A fair number of my Juneau friends are out of town right now. They're in places as far-flung as Australia and Argentina, but they all seem to be following the over-arching theme of being as far south from Juneau as possible. It is, after all, October. Like January for Fairbanks-dwellers and every month that isn't January for people who live in Phoenix, October is the month we Juneauites scratch out on our calendars months in advance. "Rain season! Run! Run away!" And most of us do. Even I, ever year up until now, scheduled a Grand Canyon trip in October. I wasn't able to this year, because I took three whole months off during the summer to tour around Utah and the Rocky Mountains (places which, for the record, were uncharacteristically rainy.) So this autumn, I get to be the one who's stuck here.

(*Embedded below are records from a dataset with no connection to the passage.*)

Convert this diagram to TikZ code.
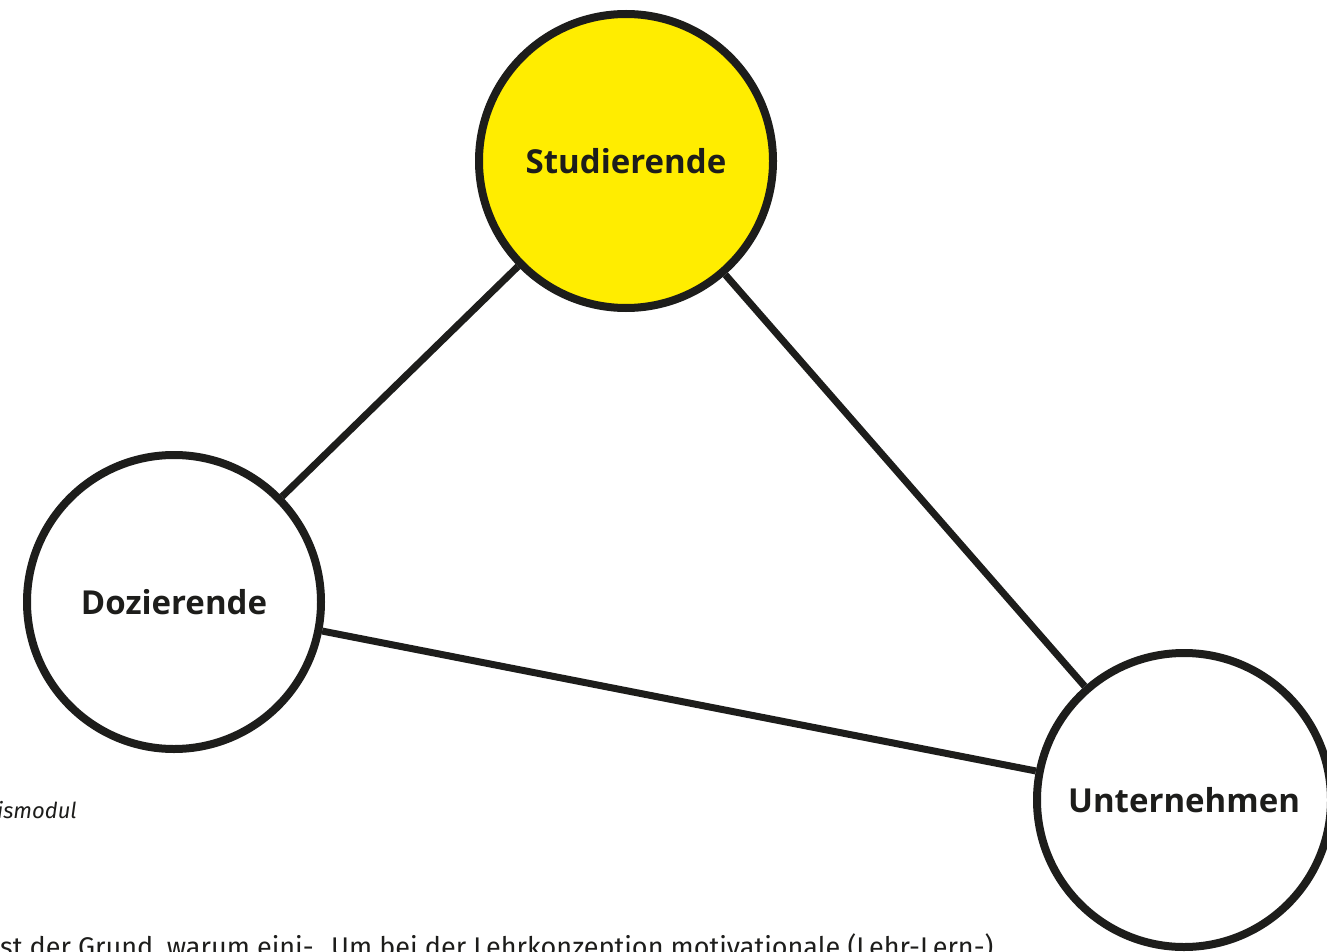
\documentclass[tikz,border=0pt]{standalone}
\usepackage{fontspec}
\setmainfont{Fira Sans}
\newfontfamily\labfont{Open Sans}
\definecolor{ink}{HTML}{1D1D1B}
\definecolor{gelb}{HTML}{FFED00}
\begin{document}
\begin{tikzpicture}[x=1pt,y=-1pt,
  role/.style={circle,draw=ink,line width=8pt,minimum size=294pt,inner sep=0pt,
    font=\labfont\bfseries\fontsize{33}{40}\selectfont,text=ink},
  link/.style={draw=ink,line width=7pt},
  body/.style={anchor=base west,inner sep=0pt,font=\fontsize{27}{32}\selectfont,text=ink}]
\useasboundingbox (0,0) rectangle (1327,952);
\clip (0,0) rectangle (1327,952);
\node[role,fill=gelb] (stud) at (626,161) {\raisebox{-5pt}{Studierende}};
\node[role,fill=white] (doz) at (174,602) {\raisebox{-5pt}{Dozierende}};
\node[role,fill=white] (unt) at (1184,800) {\raisebox{-4pt}{Unternehmen}};
\draw[link] (stud) -- (doz);
\draw[link] (stud) -- (unt);
\draw[link] (doz) -- (unt);
\node[anchor=base west,inner sep=0pt,font=\fontsize{22}{24}\selectfont\itshape,text=ink] (cap) at (-3,818) {ismodul};
\node[body] (t1) at (0,956) {st der Grund, warum eini-};
\node[body] (t2) at (331,956) {Um bei der Lehrkonzeption motivationale (Lehr-Lern-)};
\end{tikzpicture}
\end{document}
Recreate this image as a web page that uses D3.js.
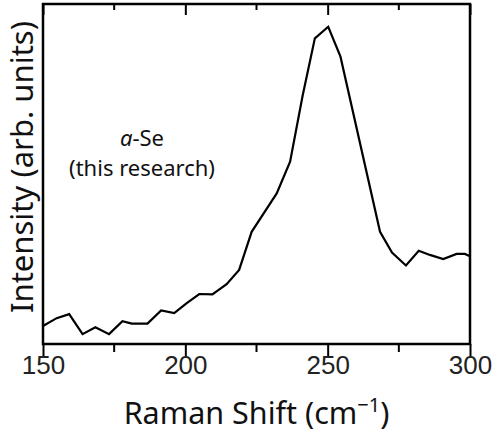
<!DOCTYPE html>
<html>
<head>
<meta charset="utf-8">
<script src="https://cdn.jsdelivr.net/npm/d3@7"></script>
<style>
  body { margin: 0; background: #fff; }
  svg { display: block; }
</style>
</head>
<body>
<div id="chart"></div>
<script>
// Raman shift (cm-1) and intensity (arb. units)
const shift = [150.0, 154.8, 159.2, 163.9, 168.4, 173.2, 177.9, 181.2, 186.7, 191.5,
               196.1, 200.5, 204.9, 209.5, 214.5, 218.9, 223.3, 232.1, 236.8, 241.2,
               245.5, 250.2, 254.5, 268.4, 272.6, 277.5, 282.0, 285.9, 290.6, 295.3,
               298.2, 299.8];
const intensity = [0.053, 0.076, 0.088, 0.029, 0.049, 0.029, 0.067, 0.060, 0.060, 0.099,
                   0.091, 0.120, 0.147, 0.146, 0.176, 0.218, 0.330, 0.443, 0.536, 0.730,
                   0.899, 0.933, 0.845, 0.330, 0.269, 0.231, 0.274, 0.262, 0.250, 0.265,
                   0.265, 0.259];
const xTicks = [150, 200, 250, 300];
const xMinorTicks = [175, 225, 275];

const data = shift.map((s, i) => ({ x: s, y: intensity[i] }));

const W = 500, H = 439;
const margin = { top: 4, right: 30, bottom: 95, left: 43 };
const width = 470 - margin.left;
const height = 344 - margin.top;

const svg = d3.select("#chart").append("svg")
    .attr("width", W)
    .attr("height", H);

const g = svg.append("g")
    .attr("transform", `translate(${margin.left},${margin.top})`);

const x = d3.scaleLinear().domain([150, 300]).range([0, width]);
const y = d3.scaleLinear().domain([0, 1]).range([height, 0]);

// bottom axis: ticks point outward
const bottomAxis = g.append("g")
    .attr("transform", `translate(0,${height})`);
bottomAxis.call(d3.axisBottom(x).tickValues(xTicks).tickSize(14).tickSizeOuter(0).tickFormat(d3.format("d")));
bottomAxis.select(".domain").remove();
bottomAxis.selectAll(".tick line").attr("stroke", "#000").attr("stroke-width", 2);
bottomAxis.selectAll(".tick text")
    .attr("y", 30)
    .attr("dy", 0)
    .style("font-family", "'Liberation Sans', Arial, sans-serif")
    .style("font-size", "26px")
    .attr("fill", "#222");

bottomAxis.selectAll(".minor")
    .data(xMinorTicks)
    .enter().append("line")
    .attr("class", "minor")
    .attr("x1", d => x(d)).attr("x2", d => x(d))
    .attr("y1", 0).attr("y2", 8)
    .attr("stroke", "#000").attr("stroke-width", 2);

// top axis: ticks point inward
const topAxis = g.append("g");
topAxis.call(d3.axisTop(x).tickValues(xTicks).tickSize(-11).tickSizeOuter(0).tickFormat(""));
topAxis.select(".domain").remove();
topAxis.selectAll(".tick line").attr("stroke", "#000").attr("stroke-width", 2);
topAxis.selectAll(".minor")
    .data(xMinorTicks)
    .enter().append("line")
    .attr("class", "minor")
    .attr("x1", d => x(d)).attr("x2", d => x(d))
    .attr("y1", 0).attr("y2", 6)
    .attr("stroke", "#000").attr("stroke-width", 2);

// frame
g.append("rect")
    .attr("width", width)
    .attr("height", height)
    .attr("fill", "none")
    .attr("stroke", "#000")
    .attr("stroke-width", 2.5);

// spectrum
const line = d3.line()
    .x(d => x(d.x))
    .y(d => y(d.y));

g.append("path")
    .datum(data)
    .attr("fill", "none")
    .attr("stroke", "#000")
    .attr("stroke-width", 2.2)
    .attr("stroke-linejoin", "miter")
    .attr("d", line);

// annotation
const note = g.append("text")
    .attr("text-anchor", "middle")
    .style("font-family", "'Noto Sans', 'Open Sans', sans-serif")
    .style("font-size", "22px")
    .attr("fill", "#111");
note.append("tspan")
    .attr("x", 142 - margin.left).attr("y", 146 - margin.top)
    .style("font-style", "italic").text("a");
note.append("tspan").text("-Se");
note.append("tspan")
    .attr("x", 142 - margin.left).attr("y", 176 - margin.top)
    .text("(this research)");

// axis labels
const xLabel = svg.append("text")
    .attr("x", margin.left + width / 2)
    .attr("y", 424)
    .attr("text-anchor", "middle")
    .style("font-family", "'Noto Sans', 'Open Sans', sans-serif")
    .style("font-size", "30.5px")
    .attr("fill", "#111");
xLabel.append("tspan").text("Raman Shift (cm");
xLabel.append("tspan").attr("dy", -12).style("font-size", "20px").text("\u22121");
xLabel.append("tspan").attr("dy", 12).text(")");

svg.append("text")
    .attr("transform", `translate(33,${margin.top + height / 2 - 7}) rotate(-90)`)
    .attr("text-anchor", "middle")
    .style("font-family", "'Noto Sans', 'Open Sans', sans-serif")
    .style("font-size", "31px")
    .attr("fill", "#111")
    .text("Intensity (arb. units)");
</script>
</body>
</html>
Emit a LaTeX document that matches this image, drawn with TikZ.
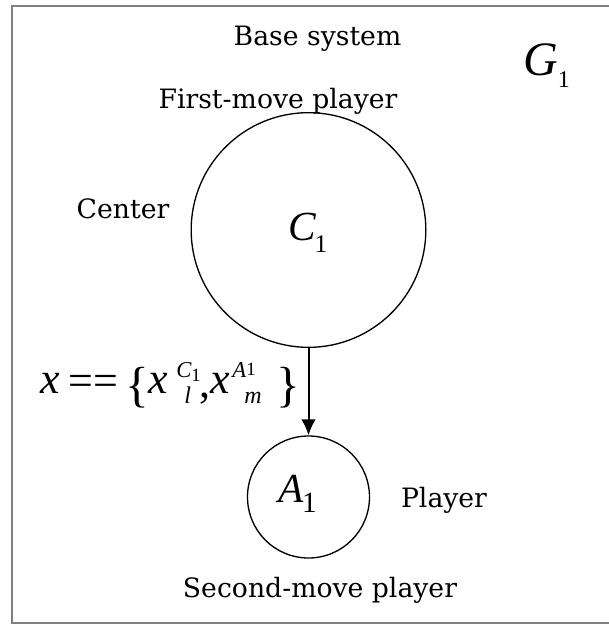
\documentclass[tikz,border=0pt]{standalone}
\usepackage{fontspec}
\setmainfont{DejaVu Serif}
\newfontfamily\tms{Liberation Serif}
\newfontfamily\tmsit{Liberation Serif Italic}
\usetikzlibrary{arrows.meta}
\newcommand\mfs[1]{\tms\fontsize{#1}{#1}\selectfont}
\newcommand\mfi[1]{\tmsit\fontsize{#1}{#1}\selectfont}
\begin{document}
\begin{tikzpicture}[x=0.75pt,y=-0.75pt,
  frame/.style={draw=black!50,line width=1.8pt},
  circ/.style={draw,circle,line width=1pt,inner sep=0pt},
  arr/.style={-{Latex[length=12pt,width=11pt]},line width=1.5pt},
  lbl/.style={font=\fontsize{20}{24}\selectfont,anchor=base,inner sep=0pt},
  mt/.style={anchor=base west,inner sep=0pt}]
\useasboundingbox (0,0) rectangle (608,625);
\draw[frame] (12,6) rectangle (616,623);
% circles
\node[circ,minimum size=176pt] (C1) at (308.5,230) {};
\node[circ,minimum size=91.5pt] (A1) at (308.5,497) {};
\draw[arr] (C1.south) -- (A1.north);
% circle labels
\node[mt] (tC) at (288,240) {{\mfi{31}C}\kern-1pt\raisebox{-9pt}{\mfs{19}1}};
\node[mt] (tA) at (278,502) {{\mfi{31}A}\kern-1pt\raisebox{-7.5pt}{\mfs{22}1}};
\node[mt] (tG) at (523,75) {{\mfi{36}G}\kern0pt\raisebox{-9pt}{\mfs{18}1}};
% texts
\node[lbl] (base) at (317.5,45) {Base system};
\node[lbl] (first) at (278,108) {First-move player};
\node[lbl] (center) at (123,218) {Center};
\node[lbl] (player) at (444,507) {Player};
\node[lbl] (second) at (320,597) {Second-move player};
% formula
\node[mt] (fx1) at (40,393) {\mfi{33}x};
\node[mt] (feq) at (68,395) {\mfs{33}==};
\node[mt] (flb) at (125,401) {\mfs{37}\{};
\node[mt] (fx2) at (148,393) {\mfi{33}x};
\node[mt] (fC) at (176,377) {\mfi{17}C};
\node[mt] (fC1) at (191,381) {\mfs{14}1};
\node[mt] (fl) at (184,403) {\mfi{18}l};
\node[mt] (fcm) at (199,397) {\mfs{33},};
\node[mt] (fx3) at (210,393) {\mfi{33}x};
\node[mt] (fA) at (232,377) {\mfi{17}A};
\node[mt] (fA1) at (246,375) {\mfs{14}1};
\node[mt] (fm) at (244,403) {\mfi{18}m};
\node[mt] (frb) at (276,401) {\mfs{37}\}};
\end{tikzpicture}
\end{document}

Recently, I was hanging around a friend's place on one of those uncharacteristically beautiful bluebird September mornings when he pulled out his Hawaii maps to go over his ambitions for a three-week October trip to Kauai. And I, seething with jealousy, said, "You should just stick around Juneau next month." He glanced out the window and said, "You know, if it was going to be like this, I would." He turned back to me and smiled. We both knew the truth. It wasn't.
Last autumn, Juneau set a number of Seasonal Affective Disorder-inducing records: 34 consecutive days of rain, a deluge of record daily rainfall, record-high wind speeds. That's what I was braced for when this autumn rolled around, and that's why I am in such a mountain-madness-inducing state of shock over what we've had, which has been, for lack of a better word: Seasonable.
This morning was just that. Crystal blue sky. Frosty temperatures climbing into the high 30s. Golden sunlight glazed across the Gastineau Channel. OK, it was windy. OK, it was really windy. We here in Juneau take what we can get. I donned my ridiculous-looking-but-warm expedition fleece balaclava and foldable-to-free-up-climbing-fingers mittens, and headed up Sheep Creek. The 45 mph wind gusts carried a hard chill from the northeast that bit at ever millimeter of exposed skin, and knocked me around enough that I only ventured a few hundred feet above treeline. I thought it was beautiful all the same. I took a self-portrait to send as an e-postcard to my friend in Hawaii.
And I'm sending it out as an open invitation to my friends (especially you, Jen): Come to Juneau; the weather's fine, and I will take you to meet my mountains.